Begin with the first line of the material and write out each line exactly, ending with the line that contains "4.83, 4.60, 4.28, 3.84, 3.28, 2.66, 1.86, 0.86, 0.40, 0.00]". Pictures are not part of the copy.

— start Raw records —

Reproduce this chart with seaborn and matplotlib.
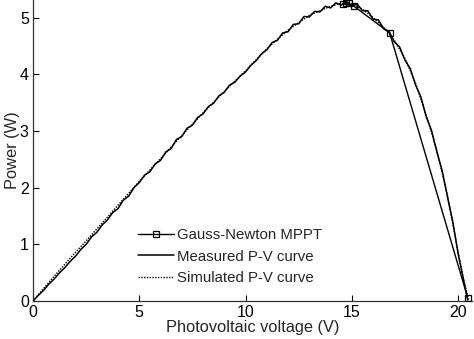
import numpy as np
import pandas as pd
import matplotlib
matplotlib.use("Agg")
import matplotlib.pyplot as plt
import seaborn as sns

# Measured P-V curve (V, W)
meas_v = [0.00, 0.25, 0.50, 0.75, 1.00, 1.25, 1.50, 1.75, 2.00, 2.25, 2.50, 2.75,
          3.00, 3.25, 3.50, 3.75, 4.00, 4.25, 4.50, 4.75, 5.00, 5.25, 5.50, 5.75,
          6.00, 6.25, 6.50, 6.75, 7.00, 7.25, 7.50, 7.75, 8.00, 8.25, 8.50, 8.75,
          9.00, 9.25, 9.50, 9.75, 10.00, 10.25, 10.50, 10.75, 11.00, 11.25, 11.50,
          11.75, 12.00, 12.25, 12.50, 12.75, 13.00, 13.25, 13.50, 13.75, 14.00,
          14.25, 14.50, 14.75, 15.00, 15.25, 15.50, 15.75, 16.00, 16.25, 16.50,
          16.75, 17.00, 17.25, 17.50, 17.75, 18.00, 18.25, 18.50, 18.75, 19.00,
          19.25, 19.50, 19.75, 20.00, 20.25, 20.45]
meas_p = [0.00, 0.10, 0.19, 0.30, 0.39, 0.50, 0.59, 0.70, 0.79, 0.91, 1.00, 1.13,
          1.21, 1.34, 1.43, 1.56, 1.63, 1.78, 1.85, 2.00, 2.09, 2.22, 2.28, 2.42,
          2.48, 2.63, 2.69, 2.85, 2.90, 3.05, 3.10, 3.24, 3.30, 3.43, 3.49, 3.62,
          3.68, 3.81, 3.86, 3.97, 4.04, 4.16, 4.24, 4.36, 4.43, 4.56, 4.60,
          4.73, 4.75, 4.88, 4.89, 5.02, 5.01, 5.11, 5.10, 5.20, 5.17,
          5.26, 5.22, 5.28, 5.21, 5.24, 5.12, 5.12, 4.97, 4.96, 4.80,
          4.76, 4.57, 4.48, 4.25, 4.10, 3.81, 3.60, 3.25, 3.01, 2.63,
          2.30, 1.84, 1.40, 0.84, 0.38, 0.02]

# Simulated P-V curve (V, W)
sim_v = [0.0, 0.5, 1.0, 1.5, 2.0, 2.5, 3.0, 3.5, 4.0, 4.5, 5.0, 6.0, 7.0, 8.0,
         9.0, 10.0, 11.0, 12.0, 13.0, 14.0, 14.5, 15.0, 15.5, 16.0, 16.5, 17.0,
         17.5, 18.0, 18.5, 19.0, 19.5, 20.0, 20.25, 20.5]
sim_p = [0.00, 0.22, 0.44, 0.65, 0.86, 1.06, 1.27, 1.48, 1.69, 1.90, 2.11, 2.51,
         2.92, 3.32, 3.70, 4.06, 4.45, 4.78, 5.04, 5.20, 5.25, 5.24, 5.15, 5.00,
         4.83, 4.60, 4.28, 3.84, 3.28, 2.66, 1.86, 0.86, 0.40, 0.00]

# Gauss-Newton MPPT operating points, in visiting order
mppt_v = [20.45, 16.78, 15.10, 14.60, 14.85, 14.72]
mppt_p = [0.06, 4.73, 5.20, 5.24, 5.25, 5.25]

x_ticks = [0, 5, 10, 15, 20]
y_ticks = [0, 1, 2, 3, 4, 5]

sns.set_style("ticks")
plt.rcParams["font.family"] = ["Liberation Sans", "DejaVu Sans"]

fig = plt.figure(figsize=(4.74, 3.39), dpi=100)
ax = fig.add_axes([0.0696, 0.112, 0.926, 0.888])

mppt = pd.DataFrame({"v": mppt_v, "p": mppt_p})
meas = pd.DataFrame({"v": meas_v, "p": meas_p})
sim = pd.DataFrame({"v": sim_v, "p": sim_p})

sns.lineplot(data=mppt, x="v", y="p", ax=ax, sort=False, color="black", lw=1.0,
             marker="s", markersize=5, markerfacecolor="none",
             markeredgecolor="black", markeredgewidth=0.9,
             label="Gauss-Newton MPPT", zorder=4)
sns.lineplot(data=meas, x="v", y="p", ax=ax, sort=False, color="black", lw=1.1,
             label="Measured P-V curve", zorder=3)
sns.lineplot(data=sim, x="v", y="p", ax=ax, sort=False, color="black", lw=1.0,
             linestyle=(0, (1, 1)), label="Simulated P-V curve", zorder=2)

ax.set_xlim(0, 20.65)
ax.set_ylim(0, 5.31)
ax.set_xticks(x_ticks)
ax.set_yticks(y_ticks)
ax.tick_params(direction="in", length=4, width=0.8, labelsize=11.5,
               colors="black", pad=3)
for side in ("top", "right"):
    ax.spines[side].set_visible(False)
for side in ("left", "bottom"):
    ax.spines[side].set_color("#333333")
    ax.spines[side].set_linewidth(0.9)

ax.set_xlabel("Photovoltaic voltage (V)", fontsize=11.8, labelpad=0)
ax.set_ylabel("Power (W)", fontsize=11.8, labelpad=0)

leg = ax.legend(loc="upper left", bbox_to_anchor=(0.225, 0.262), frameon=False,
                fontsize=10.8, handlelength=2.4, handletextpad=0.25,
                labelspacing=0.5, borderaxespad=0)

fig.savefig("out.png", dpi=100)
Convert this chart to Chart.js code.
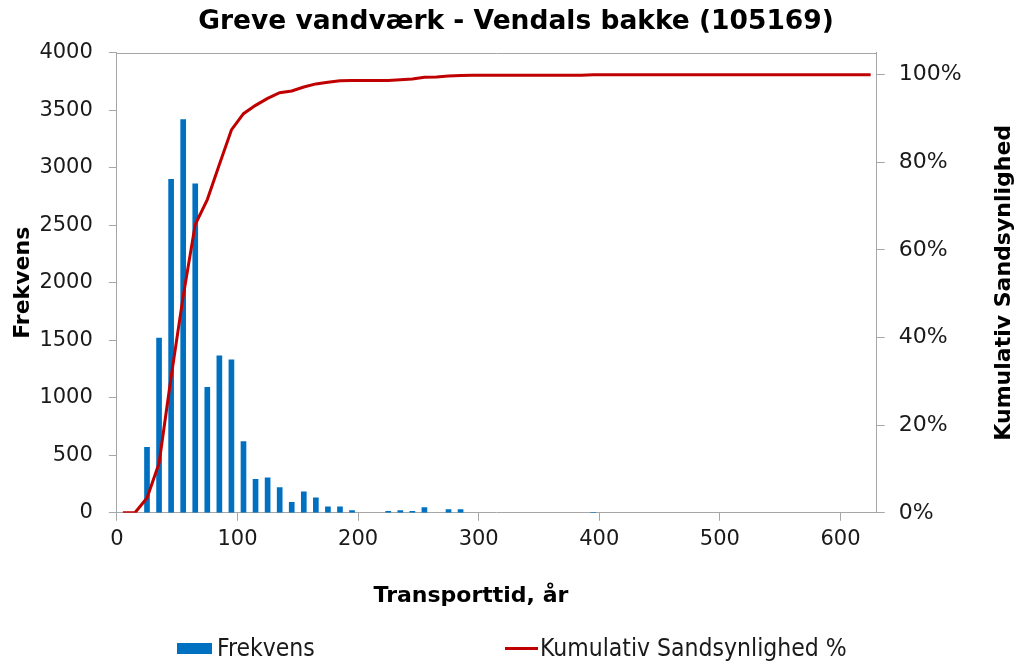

— end Raw records —

• **In response**
Reproduce this chart with seaborn and matplotlib.
import numpy as np
import pandas as pd
import matplotlib
matplotlib.use("Agg")
import matplotlib.pyplot as plt
import seaborn as sns

# Measured P-V curve (V, W)
meas_v = [0.00, 0.25, 0.50, 0.75, 1.00, 1.25, 1.50, 1.75, 2.00, 2.25, 2.50, 2.75,
          3.00, 3.25, 3.50, 3.75, 4.00, 4.25, 4.50, 4.75, 5.00, 5.25, 5.50, 5.75,
          6.00, 6.25, 6.50, 6.75, 7.00, 7.25, 7.50, 7.75, 8.00, 8.25, 8.50, 8.75,
          9.00, 9.25, 9.50, 9.75, 10.00, 10.25, 10.50, 10.75, 11.00, 11.25, 11.50,
          11.75, 12.00, 12.25, 12.50, 12.75, 13.00, 13.25, 13.50, 13.75, 14.00,
          14.25, 14.50, 14.75, 15.00, 15.25, 15.50, 15.75, 16.00, 16.25, 16.50,
          16.75, 17.00, 17.25, 17.50, 17.75, 18.00, 18.25, 18.50, 18.75, 19.00,
          19.25, 19.50, 19.75, 20.00, 20.25, 20.45]
meas_p = [0.00, 0.10, 0.19, 0.30, 0.39, 0.50, 0.59, 0.70, 0.79, 0.91, 1.00, 1.13,
          1.21, 1.34, 1.43, 1.56, 1.63, 1.78, 1.85, 2.00, 2.09, 2.22, 2.28, 2.42,
          2.48, 2.63, 2.69, 2.85, 2.90, 3.05, 3.10, 3.24, 3.30, 3.43, 3.49, 3.62,
          3.68, 3.81, 3.86, 3.97, 4.04, 4.16, 4.24, 4.36, 4.43, 4.56, 4.60,
          4.73, 4.75, 4.88, 4.89, 5.02, 5.01, 5.11, 5.10, 5.20, 5.17,
          5.26, 5.22, 5.28, 5.21, 5.24, 5.12, 5.12, 4.97, 4.96, 4.80,
          4.76, 4.57, 4.48, 4.25, 4.10, 3.81, 3.60, 3.25, 3.01, 2.63,
          2.30, 1.84, 1.40, 0.84, 0.38, 0.02]

# Simulated P-V curve (V, W)
sim_v = [0.0, 0.5, 1.0, 1.5, 2.0, 2.5, 3.0, 3.5, 4.0, 4.5, 5.0, 6.0, 7.0, 8.0,
         9.0, 10.0, 11.0, 12.0, 13.0, 14.0, 14.5, 15.0, 15.5, 16.0, 16.5, 17.0,
         17.5, 18.0, 18.5, 19.0, 19.5, 20.0, 20.25, 20.5]
sim_p = [0.00, 0.22, 0.44, 0.65, 0.86, 1.06, 1.27, 1.48, 1.69, 1.90, 2.11, 2.51,
         2.92, 3.32, 3.70, 4.06, 4.45, 4.78, 5.04, 5.20, 5.25, 5.24, 5.15, 5.00,
         4.83, 4.60, 4.28, 3.84, 3.28, 2.66, 1.86, 0.86, 0.40, 0.00]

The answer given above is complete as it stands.